A. A. The complainants' allegations

A. A. The complainants' allegations
  • Allegations relating to Legislative Decree No. 939 of 20 April 1966
    1. 38 The Committee considered this aspect of the case at its sessions in May and November 1967.
    2. 39 On the first of these occasions the Committee noted (paragraph 41 of its 99th Report) that, by virtue of section 2 of Decree No. 939 of 20 April 1966, if by the fortieth day of a strike the parties by mutual consent, or the workers alone, have not requested a compulsory arbitration board to be set up, the Ministry of Labour may order the case to be submitted to such a board and may in this way, in accordance with section 3, terminate the strike within the following three days. " The Ministry would seem to be empowered so to act ", the Committee commented, " even when the workers or their unions consider the continuation of the strike useful to the defence of their occupational interests, and not only in cases where essential services or the civil service are affected but in all kinds of strikes.
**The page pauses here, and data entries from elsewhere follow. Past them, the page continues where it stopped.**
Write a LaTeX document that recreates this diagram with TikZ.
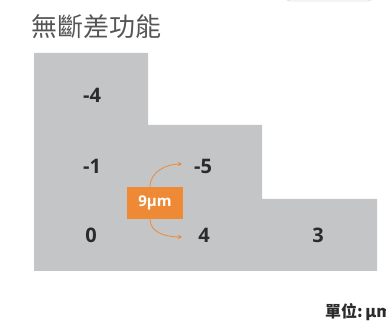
\documentclass[tikz,border=0pt]{standalone}
\usepackage{fontspec}
\setmainfont{Open Sans}
\newfontfamily\cjk{Noto Sans CJK TC}
\usetikzlibrary{arrows.meta}
\definecolor{shapegray}{HTML}{C4C5C7}
\definecolor{accent}{HTML}{EE8A35}
\definecolor{titlegray}{HTML}{555555}
\definecolor{numdark}{HTML}{2B2B2B}
\tikzset{
  num/.style={font=\fontsize{20}{20}\selectfont\bfseries, text=numdark, inner sep=0pt},
  tagbox/.style={fill=accent, text=white, font=\fontsize{15}{15}\selectfont\bfseries, minimum width=56pt, minimum height=32pt, inner sep=0pt},
  curvearrow/.style={draw=accent, line width=0.8pt, -{Stealth[length=4pt,width=4pt]}}
}
\begin{document}
\begin{tikzpicture}[x=1pt,y=-1pt]
\useasboundingbox (0,0) rectangle (386,323);
\clip (0,0) rectangle (386,323);
% faint edge at top right
\draw[black!12, line width=0.8pt] (286,-2) to[out=-80,in=180] (296,1) -- (362,1) to[out=0,in=-100] (372,-2);
% title
\node[anchor=base west, inner sep=0pt, text=titlegray, font=\cjk\fontsize{26}{26}\selectfont] (title) at (31,37) {無斷差功能};
% stepped shape
\fill[shapegray] (34,53) -- (148,53) -- (148,125) -- (262,125) -- (262,199) -- (377,199) -- (377,271) -- (34,271) -- cycle;
% numbers
\node[num] (a) at (92,95) {-4};
\node[num] (b) at (92,166) {-1};
\node[num] (c) at (91,235) {0};
\node[num] (d) at (203,166) {-5};
\node[num] (e) at (204,235) {4};
\node[num] (f) at (318,235) {3};
% tag
\node[tagbox] (tag) at (155,203) {9µm};
\coordinate (up) at (182,164);
\coordinate (dn) at (182,237);
\draw[curvearrow] ([xshift=-5pt]tag.north) to[out=90,in=180] (up);
\draw[curvearrow] ([xshift=-5pt]tag.south) to[out=-90,in=180] (dn);
% unit
\node[anchor=base west, inner sep=0pt, text=numdark, font=\cjk\fontsize{16}{16}\selectfont\bfseries] (unit) at (325,318) {單位:\,μm};
\end{tikzpicture}
\end{document}
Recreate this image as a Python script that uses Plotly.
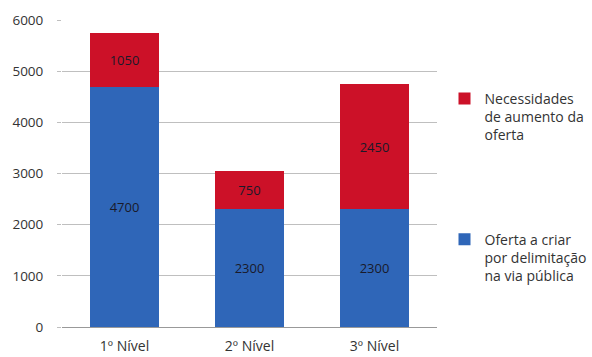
import plotly.graph_objects as go

categories = ["1º Nível", "2º Nível", "3º Nível"]
oferta = [4700, 2300, 2300]
necessidades = [1050, 750, 2450]
tick_vals = [0, 1000, 2000, 3000, 4000, 5000, 6000]

blue = "#2F66B8"
red = "#CC1128"
font_family = "Open Sans, Liberation Sans, sans-serif"

fig = go.Figure()
fig.add_trace(go.Bar(
    x=categories, y=oferta, name="Oferta a criar<br>por delimitação<br>na via pública",
    marker=dict(color=blue, line=dict(width=0)),
    text=[str(v) for v in oferta], textposition="inside", insidetextanchor="middle",
    textfont=dict(color="#1a1a2a", size=13, family=font_family),
    legendgroup="b", legendrank=2,
))
fig.add_trace(go.Bar(
    x=categories, y=necessidades, name="Necessidades<br>de aumento da<br>oferta",
    marker=dict(color=red, line=dict(width=0)),
    text=[str(v) for v in necessidades], textposition="inside", insidetextanchor="middle",
    textfont=dict(color="#1a1a2a", size=13, family=font_family),
    legendgroup="a", legendrank=1,
))

fig.update_layout(
    barmode="stack",
    bargap=0.455,
    width=592, height=357,
    margin=dict(l=62, r=155, t=20, b=30, autoexpand=False),
    paper_bgcolor="white", plot_bgcolor="white",
    font=dict(family=font_family, size=14, color="#333333"),
    uniformtext=dict(minsize=8, mode="show"),
    showlegend=True,
    legend=dict(
        x=1.02, y=0.795, xanchor="left", yanchor="top",
        tracegroupgap=83, valign="top",
        font=dict(size=14, color="#333333"),
        itemwidth=30,
    ),
    xaxis=dict(
        showgrid=False, showline=True, linecolor="#999999", linewidth=1,
        tickfont=dict(size=14, color="#333333"),
        ticks="", ticklabelstandoff=6,
    ),
    yaxis=dict(
        range=[0, 6000], tickvals=tick_vals,
        showgrid=True, gridcolor="#BFBFBF", gridwidth=1,
        zeroline=False, showline=False,
        ticks="outside", ticklen=4, tickcolor="#BFBFBF",
        ticklabelstandoff=11,
        tickfont=dict(size=13.5, color="#333333"),
    ),
)

fig.write_html("out.html")
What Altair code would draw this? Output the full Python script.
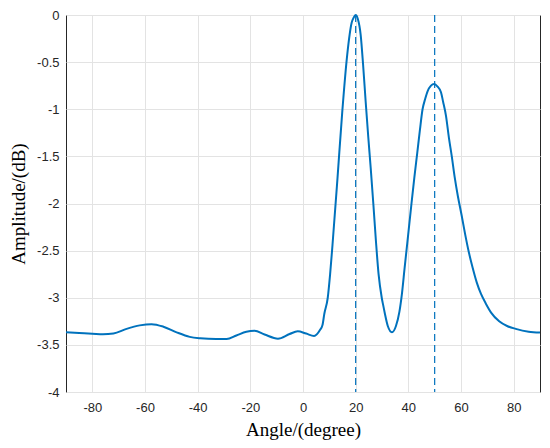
import altair as alt
import pandas as pd

angle = [-90, -85, -80, -76, -72, -67, -62, -57.5, -53, -48, -43, -39, -33, -29,
         -25.3, -21.5, -18.4, -14.6, -9.5, -5.1, -2, 1.2, 4.2, 6.5, 7.4, 8.1, 9.4,
         10.3, 11.2, 13.1, 14.9, 16.8, 18.5, 19.2, 20, 20.8, 21.9, 22.8, 23.8, 24.8,
         25.7, 26.7, 27.7, 28.7, 29.9, 30.6, 31.1, 32.2, 33.8, 35.3, 36.6, 37.6,
         38.6, 39.6, 41.2, 42.3, 43.4, 44.4, 45.4, 46.3, 47.3, 48.6, 49.8, 51.1,
         52.4, 53.2, 54.3, 55.4, 56.5, 57.6, 58.8, 60.2, 61.6, 63.0, 64.4, 66.0,
         67.6, 69.4, 71.5, 74.5, 77.5, 80.8, 85.7, 90]
amplitude = [-3.367, -3.374, -3.381, -3.388, -3.38, -3.33, -3.293, -3.28, -3.307,
             -3.367, -3.415, -3.43, -3.438, -3.438, -3.40, -3.36, -3.35, -3.39,
             -3.434, -3.385, -3.356, -3.38, -3.405, -3.34, -3.29, -3.17, -3.0,
             -2.75, -2.44, -1.73, -1.03, -0.42, -0.08, -0.03, 0.0, -0.04, -0.21,
             -0.52, -0.92, -1.30, -1.62, -2.0, -2.4, -2.75, -3.0, -3.1, -3.17,
             -3.30, -3.367, -3.30, -3.15, -2.95, -2.68, -2.42, -2.0, -1.72, -1.46,
             -1.22, -1.0, -0.90, -0.81, -0.75, -0.732, -0.76, -0.82, -0.92, -1.07,
             -1.30, -1.50, -1.72, -1.92, -2.12, -2.33, -2.52, -2.68, -2.84, -2.96,
             -3.06, -3.16, -3.25, -3.30, -3.33, -3.36, -3.37]
peaks = [20, 50]
x_ticks = [-80, -60, -40, -20, 0, 20, 40, 60, 80]
y_ticks = [0, -0.5, -1, -1.5, -2, -2.5, -3, -3.5, -4]

df = pd.DataFrame({"angle": angle, "amp": amplitude})
pk = pd.DataFrame({"angle": peaks})

blue = "#0072BD"

xenc = alt.X("angle:Q", scale=alt.Scale(domain=[-90, 90], nice=False),
             axis=alt.Axis(values=x_ticks, title="Angle/(degree)",
                           labelExpr="'' + datum.value"))
yenc = alt.Y("amp:Q", scale=alt.Scale(domain=[-4, 0], nice=False),
             axis=alt.Axis(values=y_ticks, title="Amplitude/(dB)",
                           labelExpr="'' + datum.value"))

line = alt.Chart(df).mark_line(color=blue, strokeWidth=2, interpolate="monotone").encode(
    x=xenc, y=yenc)

rules = alt.Chart(pk).mark_rule(color=blue, strokeWidth=1.2, strokeDash=[7, 4]).encode(
    x=alt.X("angle:Q"))

chart = alt.layer(rules, line).properties(
    width=474, height=377,
    autosize=alt.AutoSizeParams(type="none"),
    padding={"left": 58, "top": 7, "right": 1, "bottom": 52},
).configure_view(
    stroke="#262626", strokeWidth=1
).configure_axis(
    grid=True, gridColor="#e3e3e3", gridWidth=1,
    domain=False, ticks=False,
    labelFont="Liberation Sans", labelFontSize=13, labelColor="#262626",
    titleFont="Liberation Serif", titleFontSize=19, titleFontWeight="normal",
    titleColor="#000000",
).configure_axisX(
    labelPadding=9, titlePadding=6
).configure_axisY(
    labelPadding=7, titlePadding=8
)

chart.save("out.html", embed_options={"renderer": "svg", "actions": False})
Consequently the application of the decree would appear to entail the risk of restricting potential trade union activities, even in cases where the services suspended by the strike are not essential and are not part of the civil service."
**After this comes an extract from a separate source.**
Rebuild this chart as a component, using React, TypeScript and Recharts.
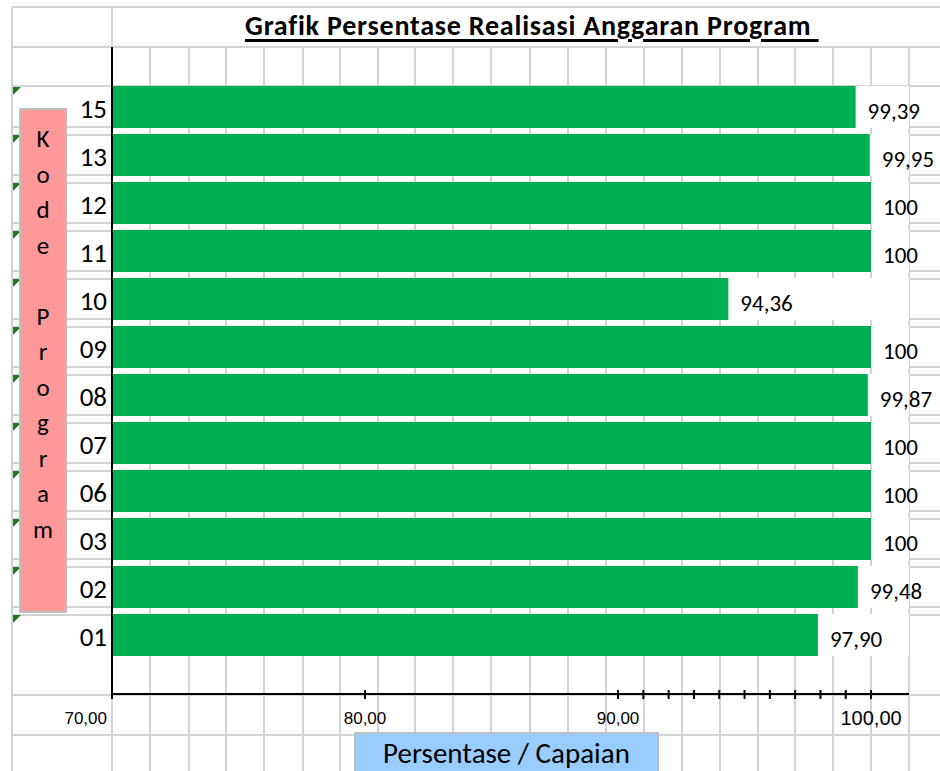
import { BarChart, Bar, XAxis, YAxis, LabelList } from 'recharts'

// kode program, top to bottom as in the sheet
const codes = ['15', '13', '12', '11', '10', '09', '08', '07', '06', '03', '02', '01']
const realisasi = [99.39, 99.95, 100, 100, 94.36, 100, 99.87, 100, 100, 100, 99.48, 97.9]

const xTicks = [70, 80, 90, 91, 92, 93, 94, 95, 96, 97, 98, 99, 100]
const xLabelled = [70, 80, 90, 100]

const yLetters = ['K', 'o', 'd', 'e', ' ', 'P', 'r', 'o', 'g', 'r', 'a', 'm']

const data = codes.map((c, i) => ({ code: c, value: realisasi[i] }))

const FONT = 'Carlito, Calibri, Lato, sans-serif'
const GRID = '#d4d4d4'

// spreadsheet cell lines behind the chart
const colX = [112, 150, 189, 226, 264, 303, 340, 378, 415, 453, 491, 530, 568, 606, 644, 682, 720, 758, 795, 833, 871, 909]
const rowY = [7, 47, 86, ...codes.slice(1).flatMap((_, i) => [127 + i * 48, 135 + i * 48]), 695, 735]

const fmtVal = (v: number) => (v === 100 ? '100' : v.toFixed(2).replace('.', ','))
const fmtAxis = (v: number) => v.toFixed(2).replace('.', ',')

const XTick = ({ x, y, payload }: any) => {
  const v = payload.value
  const first = v === 70
  return (
    <g>
      <line x1={x} x2={x} y1={first ? y : y - 4} y2={y + 5} stroke="#000" strokeWidth={2} />
      {xLabelled.includes(v) && (
        <text
          x={first ? x - 5 : x}
          y={y + 24}
          textAnchor={first ? 'end' : 'middle'}
          dominantBaseline="central"
          fontSize={v === 100 ? 20 : 17}
          fontFamily="'Liberation Sans', Arial, sans-serif"
          fill="#000"
        >
          {fmtAxis(v)}
        </text>
      )}
    </g>
  )
}

const ValueLabel = ({ x, y, width, height, value }: any) => (
  <text
    x={x + width + 12}
    y={y + height / 2 + 4}
    dominantBaseline="central"
    fontSize={23}
    fontFamily={FONT}
    fill="#000"
  >
    {fmtVal(value)}
  </text>
)

export default function App() {
  return (
    <div style={{ position: 'absolute', left: 0, top: 0, width: 940, height: 771, overflow: 'hidden', background: '#fff' }}>
      <svg width={940} height={771} style={{ position: 'absolute', left: 0, top: 0 }}>
        {rowY.map(y => (
          <line key={'r' + y} x1={12} x2={940} y1={y} y2={y} stroke={GRID} strokeWidth={2} />
        ))}
        <line x1={12} x2={12} y1={7} y2={771} stroke={GRID} strokeWidth={2} />
        <line x1={112} x2={112} y1={7} y2={47} stroke={GRID} strokeWidth={2} />
        {colX.map(x => (
          <line key={'c' + x} x1={x} x2={x} y1={47} y2={771} stroke={GRID} strokeWidth={2} />
        ))}
        {codes.map((c, i) => (
          <polygon key={'t' + c} points={`13,${87 + i * 48} 21,${87 + i * 48} 13,${95 + i * 48}`} fill="#1e7b1e" />
        ))}
      </svg>

      <div style={{ position: 'absolute', left: 0, top: 0 }}>
        <BarChart
          width={940}
          height={771}
          data={data}
          layout="vertical"
          margin={{ top: 47, right: 31, bottom: 0, left: 0 }}
        >
          <XAxis
            type="number"
            domain={[70, 101.5]}
            ticks={xTicks}
            interval={0}
            allowDataOverflow
            height={77}
            tickSize={0}
            tickMargin={0}
            tickLine={false}
            axisLine={{ stroke: '#000', strokeWidth: 2 }}
            tick={<XTick />}
          />
          <YAxis
            type="category"
            dataKey="code"
            width={112}
            padding={{ top: 36, bottom: 35 }}
            tickSize={0}
            tickMargin={5}
            tickLine={false}
            axisLine={{ stroke: '#000', strokeWidth: 2 }}
            tick={{ fill: '#000', fontSize: 27, fontFamily: FONT, dy: 1 }}
          />
          <Bar
            dataKey="value"
            fill="#00b050"
            barSize={42}
            background={{ fill: '#fff' }}
            isAnimationActive={false}
          >
            <LabelList dataKey="value" content={<ValueLabel />} />
          </Bar>
        </BarChart>
      </div>

      <div
        style={{
          position: 'absolute', left: 245, top: 9, fontFamily: FONT, fontWeight: 700, fontSize: 28, lineHeight: '34px',
          letterSpacing: 0.8, whiteSpace: 'pre', textDecoration: 'underline', textDecorationThickness: 3,
          textUnderlineOffset: 4, color: '#000',
        }}
      >
        {'Grafik Persentase Realisasi Anggaran Program '}
      </div>

      <div
        style={{
          position: 'absolute', left: 19, top: 108, width: 48, height: 505, boxSizing: 'border-box',
          background: '#ff9999', border: '2px solid #bfbfbf', paddingTop: 11, fontFamily: FONT, fontSize: 25, color: '#000',
        }}
      >
        {yLetters.map((ch, i) => (
          <div key={i} style={{ height: 35.5, lineHeight: '35.5px', textAlign: 'center', whiteSpace: 'pre' }}>{ch}</div>
        ))}
      </div>

      <div
        style={{
          position: 'absolute', left: 354, top: 732, width: 305, height: 50, boxSizing: 'border-box',
          background: '#99ccff', border: '2px solid #bfbfbf', fontFamily: FONT, fontSize: 29, color: '#000',
          textAlign: 'center', lineHeight: '38px',
        }}
      >
        Persentase / Capaian
      </div>
    </div>
  )
}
    3. 40 The Committee observed that the allegations relating to the right to strike were " not outside its competence in so far as they affect the exercise of trade union rights ", and in paragraph 46 (b) of its 99th Report recommended that the Governing Body " suggest to the Government that it may care to reconsider the provisions of sections 2 and 3 of that decree in the light of the principles and considerations set forth in paragraphs 39 to 41 above ".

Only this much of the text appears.